Collected material:

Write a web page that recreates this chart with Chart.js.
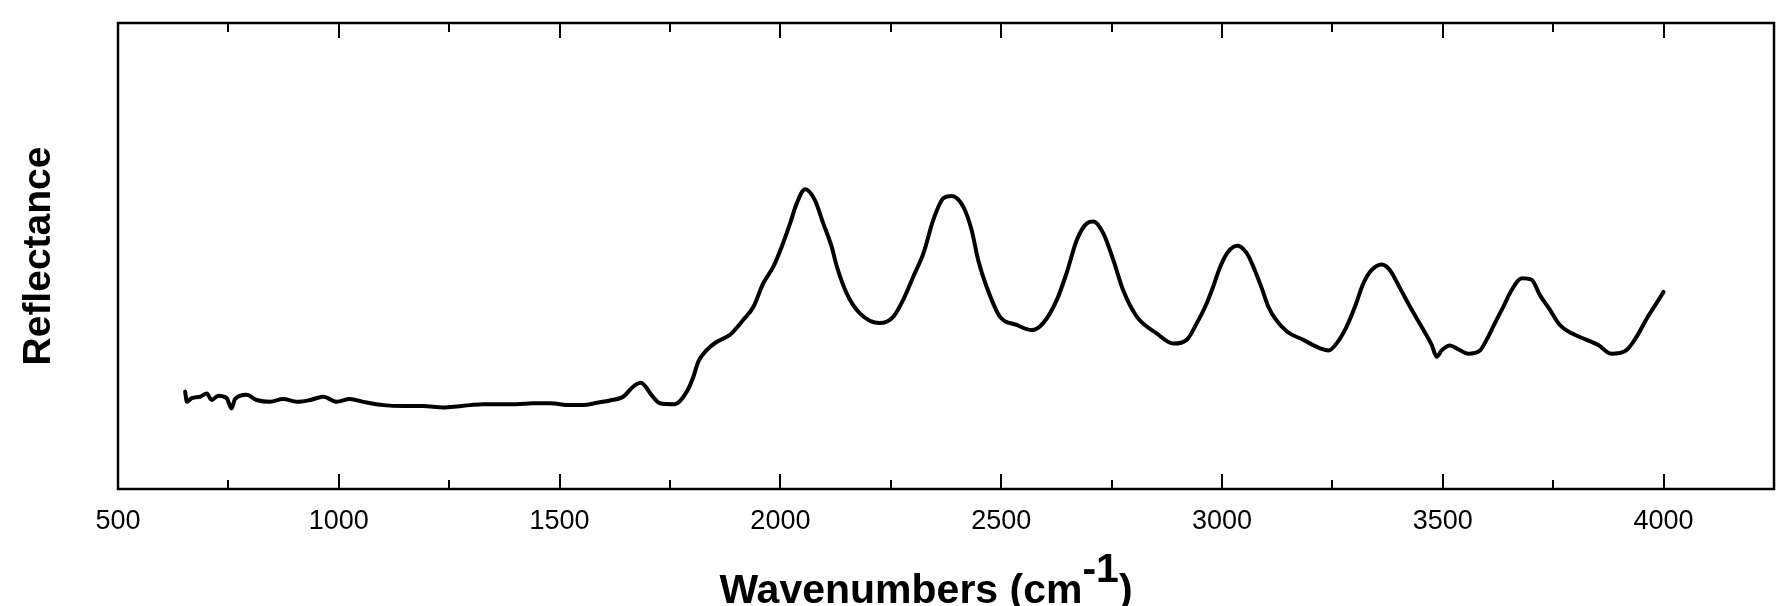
<!DOCTYPE html>
<html>
<head>
<meta charset="utf-8">
<script src="https://cdn.jsdelivr.net/npm/chart.js@4.4.1/dist/chart.umd.min.js"></script>
<style>
  html, body { margin: 0; padding: 0; background: #fff; }
  canvas { display: block; }
</style>
</head>
<body>
<canvas id="c" width="1792" height="606"></canvas>
<script>
// ---- data ----
const wavenumbers = [
  652, 656, 667, 686, 701, 712, 727, 746, 757, 765, 791, 814, 844, 874, 905, 935, 965, 995,
  1025, 1056, 1101, 1146, 1191, 1237, 1267, 1297, 1327, 1373, 1403, 1440, 1478, 1524, 1554,
  1584, 1614, 1644, 1667, 1684, 1711, 1727, 1761, 1788, 1803, 1814, 1833, 1856, 1886, 1916,
  1939, 1961, 1984, 2003, 2022, 2037, 2056, 2078, 2097, 2116, 2128, 2150, 2180, 2225, 2256,
  2278, 2301, 2324, 2346, 2369, 2388, 2414, 2433, 2448, 2467, 2497, 2535, 2569, 2595, 2626,
  2648, 2671, 2694, 2709, 2731, 2754, 2776, 2807, 2852, 2890, 2920, 2943, 2962, 2980, 2996,
  3014, 3035, 3056, 3071, 3090, 3105, 3120, 3147, 3184, 3222, 3241, 3260, 3282, 3301, 3320,
  3339, 3362, 3380, 3403, 3430, 3452, 3475, 3486, 3498, 3516, 3535, 3558, 3584, 3599, 3618,
  3637, 3656, 3679, 3701, 3720, 3743, 3765, 3792, 3826, 3852, 3882, 3916, 3939, 3962, 3984, 4000
];
const reflectance = [
  20.9, 18.7, 19.5, 19.8, 20.5, 19.1, 20.0, 19.5, 17.3, 19.3, 20.2, 19.1, 18.7, 19.3, 18.7, 19.1, 19.8, 18.7,
  19.3, 18.7, 18.0, 17.8, 17.8, 17.5, 17.7, 18.0, 18.2, 18.2, 18.2, 18.4, 18.4, 18.0, 18.0,
  18.5, 19.0, 19.8, 22.0, 22.8, 19.8, 18.4, 18.2, 20.9, 24.1, 27.3, 29.8, 31.6, 33.1, 36.3,
  39.1, 44.1, 47.7, 52.0, 57.0, 61.3, 64.3, 62.0, 57.0, 52.0, 47.7, 42.0, 37.7, 35.6, 37.0,
  40.6, 45.6, 50.6, 57.7, 62.4, 62.9, 60.6, 55.6, 49.1, 43.4, 37.0, 35.2, 34.1, 35.6, 40.6,
  46.3, 53.4, 57.0, 57.4, 54.9, 49.1, 42.7, 37.0, 33.4, 31.2, 32.0, 35.6, 39.1, 43.4, 47.7,
  50.9, 52.2, 50.6, 47.7, 43.1, 39.1, 36.6, 33.8, 32.0, 30.2, 29.7, 31.3, 34.8, 39.1, 44.1,
  47.0, 48.2, 47.0, 43.1, 38.4, 34.8, 30.9, 28.4, 29.8, 30.8, 30.0, 29.0, 29.7, 32.0, 35.6,
  39.1, 42.7, 45.2, 44.9, 41.6, 38.4, 35.2, 33.4, 32.0, 30.9, 29.0, 29.8, 32.7, 36.6, 39.9, 42.3
];
const majorTickLabels = [500, 1000, 1500, 2000, 2500, 3000, 3500, 4000];
const xTitleMain = 'Wavenumbers (cm';
const xTitleSup = '-1';
const xTitleEnd = ')';
const yTitleText = 'Reflectance';

const FONT = "Arial, 'Liberation Sans', Helvetica, sans-serif";

const framePlugin = {
  id: 'frame',
  beforeDraw(chart) {
    const ctx = chart.ctx;
    ctx.save();
    ctx.fillStyle = '#fff';
    ctx.fillRect(0, 0, chart.width, chart.height);
    ctx.restore();
  },
  afterDraw(chart) {
    const { ctx, chartArea: a, scales: { x } } = chart;
    ctx.save();
    ctx.strokeStyle = '#000';
    ctx.lineWidth = 2.5;
    ctx.strokeRect(a.left, a.top, a.right - a.left, a.bottom - a.top);
    ctx.lineWidth = 2;
    ctx.beginPath();
    x.ticks.forEach(t => {
      const px = Math.round(x.getPixelForValue(t.value));
      const len = majorTickLabels.includes(t.value) ? 15 : 9;
      ctx.moveTo(px, a.bottom);
      ctx.lineTo(px, a.bottom - len);
      ctx.moveTo(px, a.top);
      ctx.lineTo(px, a.top + len);
    });
    ctx.stroke();

    // x-axis title with a raised "-1"
    ctx.fillStyle = '#000';
    ctx.font = 'bold 41px ' + FONT;
    ctx.textBaseline = 'alphabetic';
    ctx.textAlign = 'left';
    const w1 = ctx.measureText(xTitleMain).width;
    const w2 = ctx.measureText(xTitleSup).width;
    const w3 = ctx.measureText(xTitleEnd).width;
    const total = w1 + w2 + w3;
    let sx = (a.left + a.right) / 2 - 20 - total / 2;
    const base = chart.height - 3;
    ctx.fillText(xTitleMain, sx, base); sx += w1;
    ctx.fillText(xTitleSup, sx, base - 21); sx += w2;
    ctx.fillText(xTitleEnd, sx, base);
    ctx.restore();
  }
};

const points = wavenumbers.map((w, i) => ({ x: w, y: reflectance[i] }));

new Chart(document.getElementById('c'), {
  type: 'line',
  data: {
    datasets: [{
      data: points,
      borderColor: '#000',
      borderWidth: 4,
      pointRadius: 0,
      cubicInterpolationMode: 'monotone',
      borderJoinStyle: 'round',
      borderCapStyle: 'round',
      fill: false
    }]
  },
  options: {
    responsive: false,
    devicePixelRatio: 1,
    animation: false,
    layout: { padding: { top: 23, right: 18, left: 0, bottom: 0 } },
    plugins: { legend: { display: false }, tooltip: { enabled: false } },
    scales: {
      x: {
        type: 'linear',
        min: 500,
        max: 4250,
        afterFit: s => { s.height = 117; },
        grid: { display: false, drawTicks: false },
        border: { display: false },
        ticks: {
          stepSize: 250,
          autoSkip: false,
          maxRotation: 0,
          padding: 16,
          color: '#000',
          font: { family: FONT, size: 27 },
          callback: v => majorTickLabels.includes(v) ? String(v) : ''
        }
      },
      y: {
        min: 0,
        max: 100,
        afterFit: s => { s.width = 118; },
        grid: { display: false, drawTicks: false },
        border: { display: false },
        ticks: { display: false },
        title: {
          display: true,
          text: yTitleText,
          color: '#000',
          font: { family: FONT, size: 39, weight: 'bold' },
          padding: { top: 16, bottom: 0 }
        }
      }
    }
  },
  plugins: [framePlugin]
});
</script>
</body>
</html>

Goal of the exercise: Repeat the listing verbatim. Skip the pictures.

Result for this exercise:
Write a web page that recreates this chart with Chart.js.
<!DOCTYPE html>
<html>
<head>
<meta charset="utf-8">
<script src="https://cdn.jsdelivr.net/npm/chart.js@4.4.1/dist/chart.umd.min.js"></script>
<style>
  html, body { margin: 0; padding: 0; background: #fff; }
  canvas { display: block; }
</style>
</head>
<body>
<canvas id="c" width="1792" height="606"></canvas>
<script>
// ---- data ----
const wavenumbers = [
  652, 656, 667, 686, 701, 712, 727, 746, 757, 765, 791, 814, 844, 874, 905, 935, 965, 995,
  1025, 1056, 1101, 1146, 1191, 1237, 1267, 1297, 1327, 1373, 1403, 1440, 1478, 1524, 1554,
  1584, 1614, 1644, 1667, 1684, 1711, 1727, 1761, 1788, 1803, 1814, 1833, 1856, 1886, 1916,
  1939, 1961, 1984, 2003, 2022, 2037, 2056, 2078, 2097, 2116, 2128, 2150, 2180, 2225, 2256,
  2278, 2301, 2324, 2346, 2369, 2388, 2414, 2433, 2448, 2467, 2497, 2535, 2569, 2595, 2626,
  2648, 2671, 2694, 2709, 2731, 2754, 2776, 2807, 2852, 2890, 2920, 2943, 2962, 2980, 2996,
  3014, 3035, 3056, 3071, 3090, 3105, 3120, 3147, 3184, 3222, 3241, 3260, 3282, 3301, 3320,
  3339, 3362, 3380, 3403, 3430, 3452, 3475, 3486, 3498, 3516, 3535, 3558, 3584, 3599, 3618,
  3637, 3656, 3679, 3701, 3720, 3743, 3765, 3792, 3826, 3852, 3882, 3916, 3939, 3962, 3984, 4000
];
const reflectance = [
  20.9, 18.7, 19.5, 19.8, 20.5, 19.1, 20.0, 19.5, 17.3, 19.3, 20.2, 19.1, 18.7, 19.3, 18.7, 19.1, 19.8, 18.7,
  19.3, 18.7, 18.0, 17.8, 17.8, 17.5, 17.7, 18.0, 18.2, 18.2, 18.2, 18.4, 18.4, 18.0, 18.0,
  18.5, 19.0, 19.8, 22.0, 22.8, 19.8, 18.4, 18.2, 20.9, 24.1, 27.3, 29.8, 31.6, 33.1, 36.3,
  39.1, 44.1, 47.7, 52.0, 57.0, 61.3, 64.3, 62.0, 57.0, 52.0, 47.7, 42.0, 37.7, 35.6, 37.0,
  40.6, 45.6, 50.6, 57.7, 62.4, 62.9, 60.6, 55.6, 49.1, 43.4, 37.0, 35.2, 34.1, 35.6, 40.6,
  46.3, 53.4, 57.0, 57.4, 54.9, 49.1, 42.7, 37.0, 33.4, 31.2, 32.0, 35.6, 39.1, 43.4, 47.7,
  50.9, 52.2, 50.6, 47.7, 43.1, 39.1, 36.6, 33.8, 32.0, 30.2, 29.7, 31.3, 34.8, 39.1, 44.1,
  47.0, 48.2, 47.0, 43.1, 38.4, 34.8, 30.9, 28.4, 29.8, 30.8, 30.0, 29.0, 29.7, 32.0, 35.6,
  39.1, 42.7, 45.2, 44.9, 41.6, 38.4, 35.2, 33.4, 32.0, 30.9, 29.0, 29.8, 32.7, 36.6, 39.9, 42.3
];
const majorTickLabels = [500, 1000, 1500, 2000, 2500, 3000, 3500, 4000];
const xTitleMain = 'Wavenumbers (cm';
const xTitleSup = '-1';
const xTitleEnd = ')';
const yTitleText = 'Reflectance';

const FONT = "Arial, 'Liberation Sans', Helvetica, sans-serif";

const framePlugin = {
  id: 'frame',
  beforeDraw(chart) {
    const ctx = chart.ctx;
    ctx.save();
    ctx.fillStyle = '#fff';
    ctx.fillRect(0, 0, chart.width, chart.height);
    ctx.restore();
  },
  afterDraw(chart) {
    const { ctx, chartArea: a, scales: { x } } = chart;
    ctx.save();
    ctx.strokeStyle = '#000';
    ctx.lineWidth = 2.5;
    ctx.strokeRect(a.left, a.top, a.right - a.left, a.bottom - a.top);
    ctx.lineWidth = 2;
    ctx.beginPath();
    x.ticks.forEach(t => {
      const px = Math.round(x.getPixelForValue(t.value));
      const len = majorTickLabels.includes(t.value) ? 15 : 9;
      ctx.moveTo(px, a.bottom);
      ctx.lineTo(px, a.bottom - len);
      ctx.moveTo(px, a.top);
      ctx.lineTo(px, a.top + len);
    });
    ctx.stroke();

    // x-axis title with a raised "-1"
    ctx.fillStyle = '#000';
    ctx.font = 'bold 41px ' + FONT;
    ctx.textBaseline = 'alphabetic';
    ctx.textAlign = 'left';
    const w1 = ctx.measureText(xTitleMain).width;
    const w2 = ctx.measureText(xTitleSup).width;
    const w3 = ctx.measureText(xTitleEnd).width;
    const total = w1 + w2 + w3;
    let sx = (a.left + a.right) / 2 - 20 - total / 2;
    const base = chart.height - 3;
    ctx.fillText(xTitleMain, sx, base); sx += w1;
    ctx.fillText(xTitleSup, sx, base - 21); sx += w2;
    ctx.fillText(xTitleEnd, sx, base);
    ctx.restore();
  }
};

const points = wavenumbers.map((w, i) => ({ x: w, y: reflectance[i] }));

new Chart(document.getElementById('c'), {
  type: 'line',
  data: {
    datasets: [{
      data: points,
      borderColor: '#000',
      borderWidth: 4,
      pointRadius: 0,
      cubicInterpolationMode: 'monotone',
      borderJoinStyle: 'round',
      borderCapStyle: 'round',
      fill: false
    }]
  },
  options: {
    responsive: false,
    devicePixelRatio: 1,
    animation: false,
    layout: { padding: { top: 23, right: 18, left: 0, bottom: 0 } },
    plugins: { legend: { display: false }, tooltip: { enabled: false } },
    scales: {
      x: {
        type: 'linear',
        min: 500,
        max: 4250,
        afterFit: s => { s.height = 117; },
        grid: { display: false, drawTicks: false },
        border: { display: false },
        ticks: {
          stepSize: 250,
          autoSkip: false,
          maxRotation: 0,
          padding: 16,
          color: '#000',
          font: { family: FONT, size: 27 },
          callback: v => majorTickLabels.includes(v) ? String(v) : ''
        }
      },
      y: {
        min: 0,
        max: 100,
        afterFit: s => { s.width = 118; },
        grid: { display: false, drawTicks: false },
        border: { display: false },
        ticks: { display: false },
        title: {
          display: true,
          text: yTitleText,
          color: '#000',
          font: { family: FONT, size: 39, weight: 'bold' },
          padding: { top: 16, bottom: 0 }
        }
      }
    }
  },
  plugins: [framePlugin]
});
</script>
</body>
</html>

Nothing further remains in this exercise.